Laut der Studie verhalten sich aber genau die mittelständischen Unternehmen hinsichtlich der Thematik Industrie 4.0 noch immer vorsichtig bis reserviert. Dabei sind die Technologiefelder noch wesentlich zahlreicher gesät. „Wir halten alle Basistechnologien für die vierte industrielle Revolution in unseren Händen, wir brauchen nur den Mut, sie endlich in Produkte und Geschäftsmodelle umzusetzen. Auch aus vermeintlich kleinen Innovationen können riesige Chancen entstehen, appellierte Professor Michael ten Hompel, Geschäftsführender Institutsleiter des Fraunhofer Institut für Materialfluss und Logistik, IML.

Schaut man sich die Basistechnologien genauer an, zeichnen sich bereits beim Überfliegen der Schlagworte Potenziale ab. Von der Kommunikation, Sensorik, Embedded Systems, Aktorik, Mensch-Maschine-Schnittstelle und die bereits erwähnte Software / Systemtechnik. In allen Bereichen spielt der deutsche Mittelstand in der ersten Liga, ist allerdings in den meisten Fällen ein Hidden Champion. Die eingangs genannte Studie hat nun diese Technologiefelder nach unterschiedlichen Stufen, sogenannten Technology Readiness Levels, unterteilt und kann so die Entwicklungsstatus jeder einzelnen Technologie von den Grundlagen (TRL 1-3) zur Evaluierung (TRL 4-6) bis hin zur Implementierung (TRL 7-9) abbilden.

 

Basistechnologien die für die Industrie 4.0 benötigt werden. Bild: siehe Studie
Basistechnologien, die für die Industrie 4.0 benötigt werden. Von li nach re lesen sich die TRL-Stufen. (Bild: Studie)
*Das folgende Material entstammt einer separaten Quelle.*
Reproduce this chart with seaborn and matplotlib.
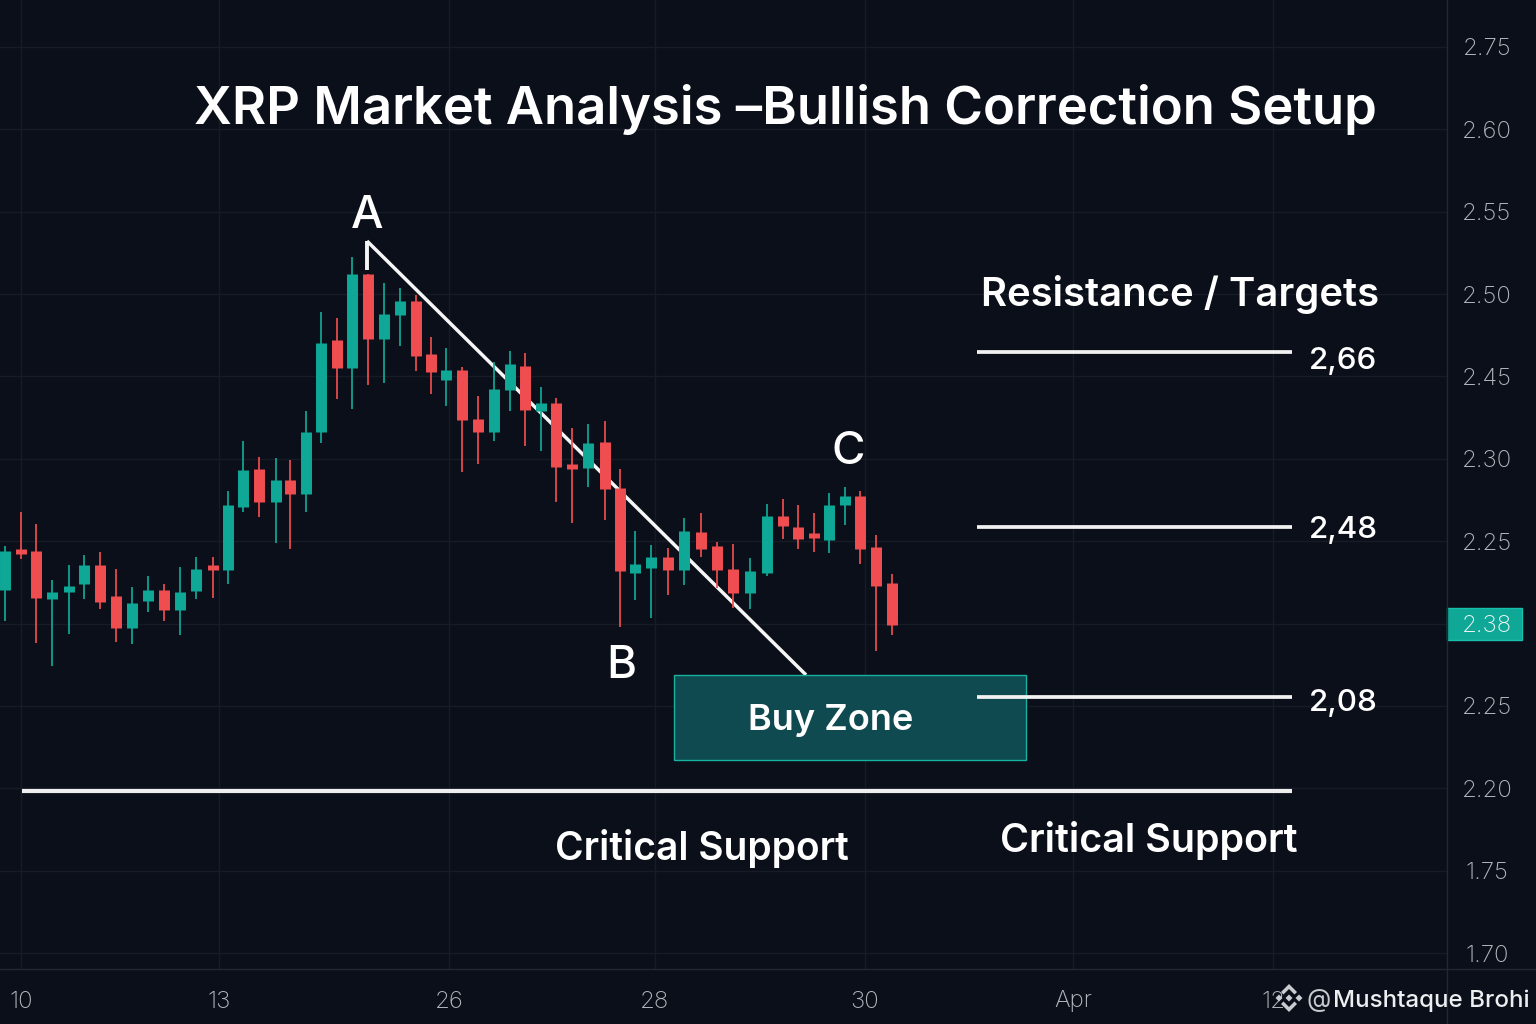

Man erkennt deutlich, dass viele Technologien bereits vorhanden sind. Klar, der Nutzen von Industrie 4.0 entfaltet sich erst durch die geschickte Verknüpfung dieser Technologien. „Grundsätzlich stellt die Basis den mittelständischen Maschinen- und Anlagenbauern ein Werkzeug zur Verfügung, das sie bei der Entwicklung eigener Industrie-4.0-Umsetzungen und -Geschäftsmodelle unterstützt“, so der Verband deutscher Maschinen- und Anlagenbau, kurz VDMA. In einem eigenen Leitfaden stellt er zwar keine vorgefertigte Strategie zur Einführung von Industrie 4.0 in Unternehmen dar, sondern zeigt vielmehr Vorgehensweisen für die individuelle Weiterentwicklung der eigenen Stärken und Kompetenzen auf.

Mein Industrie-4.0-Fazit

Demnach liegt die Vision des volldigitalisierten Industrie-4.0-Unternehmens für den deutschen Mittelstand zwar noch in weiter Ferne, erste Umsetzungsschritte können jedoch gemacht werden. Meines Erachtens sind dahingehend bereits erste Langstreckenläufe absolviert. Lediglich das Ziel ist noch nicht in Sicht. Die Chancen für mehr Wettbewerbsfähigkeit sind erkannt und einige Technologien bereits marktreif; sie werden aber noch zu selten eingesetzt. Das gilt vor allem für die Bereiche Datenverarbeitung und Assistenzsysteme. Daten werden bereits in den meisten Unternehmen erfasst – sie sind die Grundlage für Industrie 4.0. Doch es wird noch zu wenig Nutzen aus den Daten gezogen. Assistenzsysteme reduzieren Fehler und steigern die Produktivität. Solche Systeme könnten in Produktion und Logistik schon angewendet werden. In vielen Segmenten, speziell in der Intralogistik, werden sie auch auf Basis Mensch-Maschine- und Maschine-Maschine-Kommunikation angewandt. In Sachen Industrie 4.0 kann von verschlafen keine Rede sein.

Um eine Zusammenarbeit über Bereichs- und Unternehmensgrenzen hinweg zu etablieren, müssen Unternehmen einen einheitlichen Informationsaustausch und eine durchgehende Kommunikationsstruktur aufbauen beziehungsweise weiter forcieren. Autonome Maschinen und sich selbst organisierende Prozesse sind bisher nur in Teilanwendungen möglich. Solche Schrittmacher-Technologien, die sich erst in der Forschungsphase befinden, spielen im Mittelstand gar keine Rolle; und in den USA spielt man bekanntlich gerne mit halbfertigen Produkten.

Und da sind wir auch schon bei den Risiken. Es gibt meines Erachtens keine. Forschung im eigenen Unternehmen führen grundsätzlich zu einer Verbesserung in den unterschiedlichen Unternehmensprozessen, Weiterentwicklungen fördern die Modernisierung, die Mitarbeiter und das allgemeine Ansehen des Unternehmens in der Branche. Und geht doch mal etwas schief; dann machen wir es halt wie die Amerikaner – einfach weitermachen.